If you are like me and you believe that thinking is better path to success than not thinking, its hard not to take it personally when an athlete or other performer who is choking is said to be “overthinking it.” He needs to get “untracked.” And if he does and reaches peak performance he is said to be “unconscious.”

There are experiments that seem to confirm the idea that too much thinking harms performance.  But here’s a model in which thinking always improves performance and which is still consistent with the empirical observation that thinking is negatively correlated with performance.

In any activity we rely on two systems:  one which is conscious, deliberative and requires “thinking.”  The other is instinctive.  Using the deliberative system always gives better results but the deliberation requires the scarce resource of our moment-to-moment attention.  So for any sufficiently complex activity we have to ration the limited capacity of the deliberative system and offload many aspects of performance to pre-programmed instincts.

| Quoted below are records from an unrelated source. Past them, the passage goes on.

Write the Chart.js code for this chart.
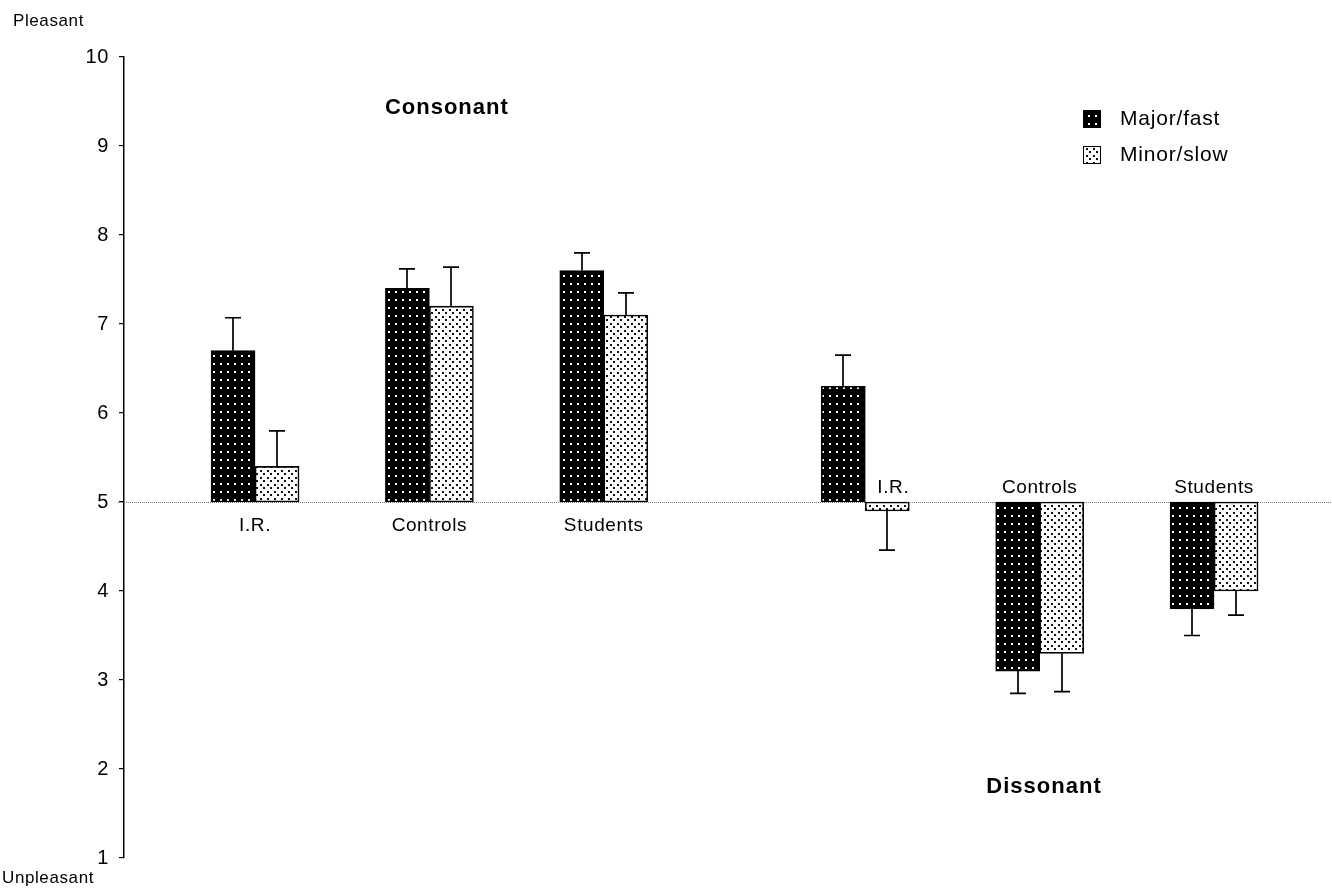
<!DOCTYPE html>
<html>
<head>
<meta charset="utf-8">
<script src="https://cdn.jsdelivr.net/npm/chart.js@4.4.1/dist/chart.umd.min.js"></script>
<style>
  html, body { margin: 0; padding: 0; background: #fff; }
  #wrap { width: 1332px; height: 894px; position: relative; }
</style>
</head>
<body>
<div id="wrap"><canvas id="c" width="1332" height="894"></canvas></div>
<script>
// Pleasantness ratings (1 = unpleasant, 10 = pleasant) per group and condition
const groupLabels = ['I.R.', 'Controls', 'Students', 'I.R.', 'Controls', 'Students'];
const groupSlots = [1, 3, 5, 8, 10, 12];          // slot positions along x (gap between conditions)
const conditionLabels = ['Consonant', 'Dissonant'];
const seriesNames = ['Major/fast', 'Minor/slow'];
const majorFast = [6.7, 7.4, 7.6, 6.3, 3.1, 3.8];
const minorSlow = [5.4, 7.2, 7.1, 4.9, 3.3, 4.0];
const majorFastErr = [0.37, 0.22, 0.20, 0.35, 0.25, 0.30];
const minorSlowErr = [0.40, 0.44, 0.25, 0.44, 0.43, 0.27];
const yTicks = [1, 2, 3, 4, 5, 6, 7, 8, 9, 10];
const neutral = 5;
const scaleEnds = ['Pleasant', 'Unpleasant'];

const FONT = "'Liberation Sans', Arial, Helvetica, sans-serif";

// dotted fill textures
function dotPattern(bg, fg, w, h, dots, s) {
  const c = document.createElement('canvas');
  c.width = w; c.height = h;
  const g = c.getContext('2d');
  g.fillStyle = bg; g.fillRect(0, 0, w, h);
  g.fillStyle = fg;
  dots.forEach(([x, y]) => g.fillRect(x, y, s, s));
  return g.createPattern(c, 'repeat');
}
const ctx = document.getElementById('c').getContext('2d');
const darkFill = dotPattern('#000', '#fff', 7, 8, [[3, 3]], 2);
const lightFill = dotPattern('#fff', '#111', 7, 7, [[1, 1], [4, 4]], 2);

const errors = [majorFastErr, minorSlowErr];

const baseLinePlugin = {
  id: 'neutralLine',
  beforeDraw(chart) {
    chart.ctx.letterSpacing = '0.6px';
  },
  beforeDatasetsDraw(chart) {
    const { ctx, scales: { y }, chartArea } = chart;
    const py = Math.round(y.getPixelForValue(neutral)) + 0.5;
    ctx.save();
    ctx.strokeStyle = '#777';
    ctx.lineWidth = 1;
    ctx.setLineDash([1, 1]);
    ctx.beginPath();
    ctx.moveTo(chartArea.left - 6, py);
    ctx.lineTo(chart.width, py);
    ctx.stroke();
    ctx.restore();
  }
};

const errorBarPlugin = {
  id: 'errorBars',
  afterDatasetsDraw(chart) {
    const { ctx, scales: { y } } = chart;
    ctx.save();
    ctx.strokeStyle = '#000';
    ctx.lineWidth = 1.7;
    chart.data.datasets.forEach((ds, di) => {
      const meta = chart.getDatasetMeta(di);
      meta.data.forEach((bar, i) => {
        const v = ds.data[i].y[1];
        const dir = v >= neutral ? 1 : -1;
        const y0 = y.getPixelForValue(v);
        const y1 = y.getPixelForValue(v + dir * errors[di][i]);
        const x = Math.round(bar.x);
        ctx.beginPath();
        ctx.moveTo(x, y0);
        ctx.lineTo(x, y1);
        ctx.moveTo(x - 8, y1);
        ctx.lineTo(x + 8, y1);
        ctx.stroke();
      });
    });
    ctx.restore();
  }
};

const textPlugin = {
  id: 'annotations',
  afterDraw(chart) {
    const { ctx, scales: { x, y } } = chart;
    ctx.save();
    ctx.fillStyle = '#000';
    ctx.textBaseline = 'middle';

    // group labels: below the neutral line for consonant, above it for dissonant
    ctx.font = `19px ${FONT}`;
    ctx.textAlign = 'center';
    groupLabels.forEach((lab, i) => {
      const dissonant = i >= 3;
      let px = x.getPixelForValue(groupSlots[i]);
      // a tall major bar over the line pushes the label over the minor bar
      if (dissonant && majorFast[i] > neutral) {
        px = chart.getDatasetMeta(1).data[i].x + 6;
      }
      const py = y.getPixelForValue(neutral) + (dissonant ? -14 : 24);
      ctx.fillText(lab, px, py);
    });

    // condition headings
    ctx.font = `bold 22px ${FONT}`;
    ctx.letterSpacing = '1px';
    ctx.fillText(conditionLabels[0], x.getPixelForValue(3.2), y.getPixelForValue(9.43));
    ctx.fillText(conditionLabels[1], x.getPixelForValue(10.05), y.getPixelForValue(1.8));

    // scale end captions
    ctx.letterSpacing = '0.6px';
    ctx.font = `17px ${FONT}`;
    ctx.textAlign = 'left';
    ctx.fillText(scaleEnds[0], 13, 21);
    ctx.fillText(scaleEnds[1], 2, 878);

    // legend
    ctx.font = `21px ${FONT}`;
    ctx.letterSpacing = '0.8px';
    chart.data.datasets.forEach((ds, di) => {
      const top = 110 + di * 36;
      ctx.fillStyle = ds.backgroundColor;
      ctx.fillRect(1083, top, 18, 18);
      ctx.strokeStyle = '#000';
      ctx.lineWidth = 1;
      ctx.strokeRect(1083.5, top + 0.5, 17, 17);
      ctx.fillStyle = '#000';
      ctx.fillText(ds.label, 1120, top + 9);
    });
    ctx.restore();
  }
};

const toPoints = vals => vals.map((v, i) => ({ x: groupSlots[i], y: [neutral, v] }));

new Chart(ctx, {
  type: 'bar',
  data: {
    datasets: [
      { label: seriesNames[0], data: toPoints(majorFast), backgroundColor: darkFill,
        borderColor: '#000', borderWidth: 1.6, borderSkipped: false, barThickness: 44 },
      { label: seriesNames[1], data: toPoints(minorSlow), backgroundColor: lightFill,
        borderColor: '#000', borderWidth: 1.6, borderSkipped: false, barThickness: 44 }
    ]
  },
  options: {
    responsive: false,
    animation: false,
    devicePixelRatio: 1,
    layout: { padding: { top: 57, bottom: 36, left: 0, right: 0 } },
    plugins: { legend: { display: false }, tooltip: { enabled: false } },
    scales: {
      x: { type: 'linear', display: false, offset: false, grid: { offset: false },
           min: -0.503, max: 13.353 },
      y: {
        min: 1, max: 10,
        afterFit(s) { s.width = 124; },
        afterBuildTicks(s) { s.ticks = yTicks.map(v => ({ value: v })); },
        ticks: { color: '#000', font: { family: FONT, size: 20 }, padding: 10 },
        grid: { drawOnChartArea: false, drawTicks: true, tickLength: 5, color: '#000', lineWidth: 1.2 },
        border: { color: '#000', width: 1.5 }
      }
    }
  },
  plugins: [baseLinePlugin, errorBarPlugin, textPlugin]
});
</script>
</body>
</html>
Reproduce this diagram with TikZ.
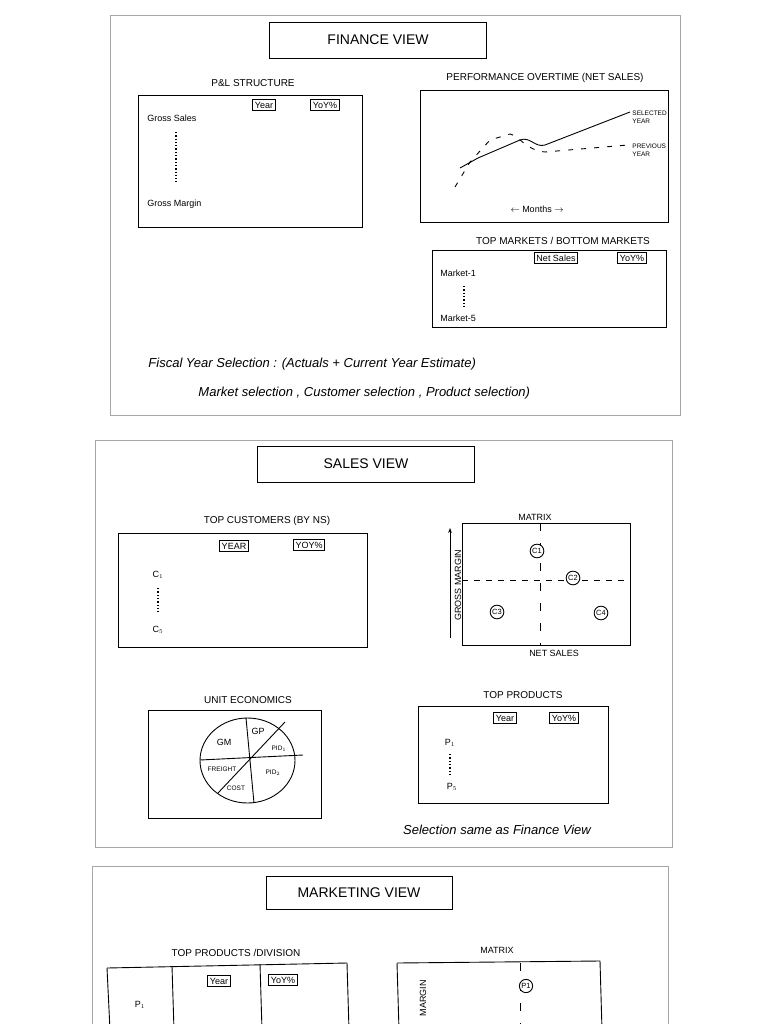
\documentclass[tikz,border=0pt]{standalone}
\usepackage{fontspec}
\setmainfont{Liberation Sans}
\usetikzlibrary{arrows.meta}
\begin{document}
\begin{tikzpicture}[x=1pt,y=-1pt,line width=0.9pt,
  lbl/.style={inner sep=0pt,font=\fontsize{10}{11}\selectfont},
  sm/.style={inner sep=0pt,font=\fontsize{9}{10}\selectfont},
  tiny/.style={inner sep=0pt,font=\fontsize{6.5}{7.5}\selectfont,align=left},
  hand/.style={inner sep=0pt,font=\itshape\fontsize{13}{14}\selectfont},
  ttl/.style={inner sep=0pt,font=\fontsize{14}{15}\selectfont},
  panel/.style={draw=black!35,line width=0.6pt,fill=white},
  tag/.style={draw,inner sep=2pt,font=\fontsize{9}{10}\selectfont},
  cir/.style={draw,circle,inner sep=1pt,font=\fontsize{7.5}{8}\selectfont},
  dts/.style={dotted,line width=1.3pt}]
\useasboundingbox (0,0) rectangle (768,1024);
\fill[white] (0,0) rectangle (768,1024);
% panels
\draw[panel] (110,15) rectangle (680,415);
\draw[panel] (95,440) rectangle (672,847);
\draw[panel] (92,866) rectangle (668,1030);

% ===== FINANCE VIEW
\node[draw,minimum width=217,minimum height=36] (t1) at (378,40) {};
\node[ttl] at (t1) {FINANCE VIEW};
\node[lbl] (pl) at (253,83) {P\&L STRUCTURE};
\draw (138,95) rectangle (362,227);
\node[tag] (y1) at (264,105) {Year};
\node[tag] (yy1) at (325,105) {YoY\%};
\node[sm,anchor=west] (gs) at (147,118) {Gross Sales};
\draw[dts] (176,132) -- (176,182);
\node[sm,anchor=west] (gm) at (147,204) {Gross Margin};

\node[lbl] (po) at (545,78) {PERFORMANCE OVERTIME (NET SALES)};
\draw (420,90) rectangle (668,222);
\draw (460,168) -- (478,158) -- (520,140) .. controls (530,136) and (535,148) .. (545,145) -- (630,112);
\draw[dashed,dash pattern=on 5pt off 8pt] (455,187) -- (470,162) -- (490,140) -- (510,134) .. controls (520,136) and (525,150) .. (545,152) -- (628,145);
\node[tiny,anchor=west] (sy) at (632,117) {SELECTED\\YEAR};
\node[tiny,anchor=west] (py) at (632,150) {PREVIOUS\\YEAR};
\node[sm] (mo) at (537,209) {$\leftarrow$ Months $\rightarrow$};

\node[lbl] (tm) at (563,241) {TOP MARKETS / BOTTOM MARKETS};
\draw (432,250) rectangle (666,327);
\node[tag] (ns1) at (556,258) {Net Sales};
\node[tag] (yy2) at (632,258) {YoY\%};
\node[sm,anchor=west] (m1) at (440,273) {Market-1};
\draw[dts] (464,286) -- (464,306);
\node[sm,anchor=west] (m5) at (440,318) {Market-5};

\node[hand,anchor=west] (fy) at (148,364) {Fiscal Year Selection : (Actuals + Current Year Estimate)};
\node[hand,anchor=west] (ms) at (198,393) {Market selection , Customer selection , Product selection)};

% ===== SALES VIEW
\node[draw,minimum width=217,minimum height=36] (t2) at (366,464) {};
\node[ttl] at (t2) {SALES VIEW};
\node[lbl] (tc) at (267,521) {TOP CUSTOMERS (BY NS)};
\draw (118,533) rectangle (367,647);
\node[tag] (y2) at (234,546) {YEAR};
\node[tag] (yy3) at (309,545) {YOY\%};
\node[sm] (c1) at (158,575) {C$_1$};
\draw[dts] (158,588) -- (158,612);
\node[sm] (c5) at (158,630) {C$_5$};

\node[sm] (mx) at (535,517) {MATRIX};
\draw (462,523) rectangle (630,645);
\draw[-{Stealth[length=5pt]}] (450,638) -- (450,528);
\node[sm,rotate=90] (gmar) at (458,585) {GROSS MARGIN};
\node[sm] (nsl) at (554,653) {NET SALES};
\draw[dashed,dash pattern=on 6pt off 6pt] (462,580) -- (630,580);
\draw[dashed,dash pattern=on 8pt off 12pt] (540,523) -- (540,645);
\node[cir,fill=white] (cc1) at (537,551) {C1};
\node[cir,fill=white] (cc2) at (573,578) {C2};
\node[cir,fill=white] (cc3) at (497,612) {C3};
\node[cir,fill=white] (cc4) at (601,613) {C4};

\node[lbl] (ue) at (248,700) {UNIT ECONOMICS};
\draw (148,710) rectangle (321,818);
\draw (247.5,760.5) circle[x radius=47.5,y radius=42.5];
\draw (246,718) -- (254,803);
\draw (200,760) -- (303,755);
\draw (285,722) -- (218,793);
\node[sm] at (224,742) {GM};
\node[sm] at (258,731) {GP};
\node[tiny] at (279,749) {PID$_1$};
\node[tiny] at (222,769) {FREIGHT};
\node[tiny] at (236,788) {COST};
\node[tiny] at (273,773) {PID$_2$};

\node[lbl] (tp) at (523,695) {TOP PRODUCTS};
\draw (418,706) rectangle (608,803);
\node[tag] (y3) at (505,718) {Year};
\node[tag] (yy4) at (564,718) {YoY\%};
\node[sm] (p1) at (450,743) {P$_1$};
\draw[dts] (450,754) -- (450,774);
\node[sm] (p5) at (452,787) {P$_5$};
\node[hand] (ss) at (497,830) {Selection same as Finance View};

% ===== MARKETING VIEW
\node[draw,minimum width=186,minimum height=33] (t3) at (359,893) {};
\node[ttl] at (t3) {MARKETING VIEW};
\node[lbl] (tpd) at (236,953) {TOP PRODUCTS /DIVISION};
\draw (107,968) -- (347,963);
\draw (107,968) -- (110,1030);
\draw (172,966) -- (174,1030);
\draw (260,964) -- (262,1030);
\draw (347,963) -- (349,1030);
\node[tag] (y4) at (219,981) {Year};
\node[tag] (yy5) at (283,980) {YoY\%};
\node[sm] (mp1) at (140,1005) {P$_1$};

\node[sm] (mx2) at (497,950) {MATRIX};
\draw (397,963) -- (600,961) -- (602,1030);
\draw (397,963) -- (399,1030);
\node[sm,rotate=90] (mar) at (423,998) {MARGIN};
\draw[dashed,dash pattern=on 8pt off 12pt] (520,963) -- (520,1030);
\node[cir,fill=white] (mp) at (526,986) {P1};
\end{tikzpicture}
\end{document}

But for most activities we are not born with an instinctive knowledge how to do it.  What we call “training” is endless rehearsal of an activity which establishes that instinct.  With enough training, when circumstances demand we can offload the activity to the instinctive system in order to conserve precious deliberation for whatever novelties we are facing which truly require original thinking.

An athlete or performer who has been unsettled, unnerved, or otherwise knocked out of his rhythm finds that his instinctive system is failing him.  The wind is playing tricks with his toss and so his serve is falling apart.  Fortunately for him he can start focusing his attention on his toss and his serve and this will help.  He will serve better as a result of overthinking his serve.

But there is no free lunch.  The shock to his performance has required him to allocate more than usual of his deliberative resources to his serve and therefore he has less available for other things.  He is overthinking his serve and as a result his overall performance must suffer.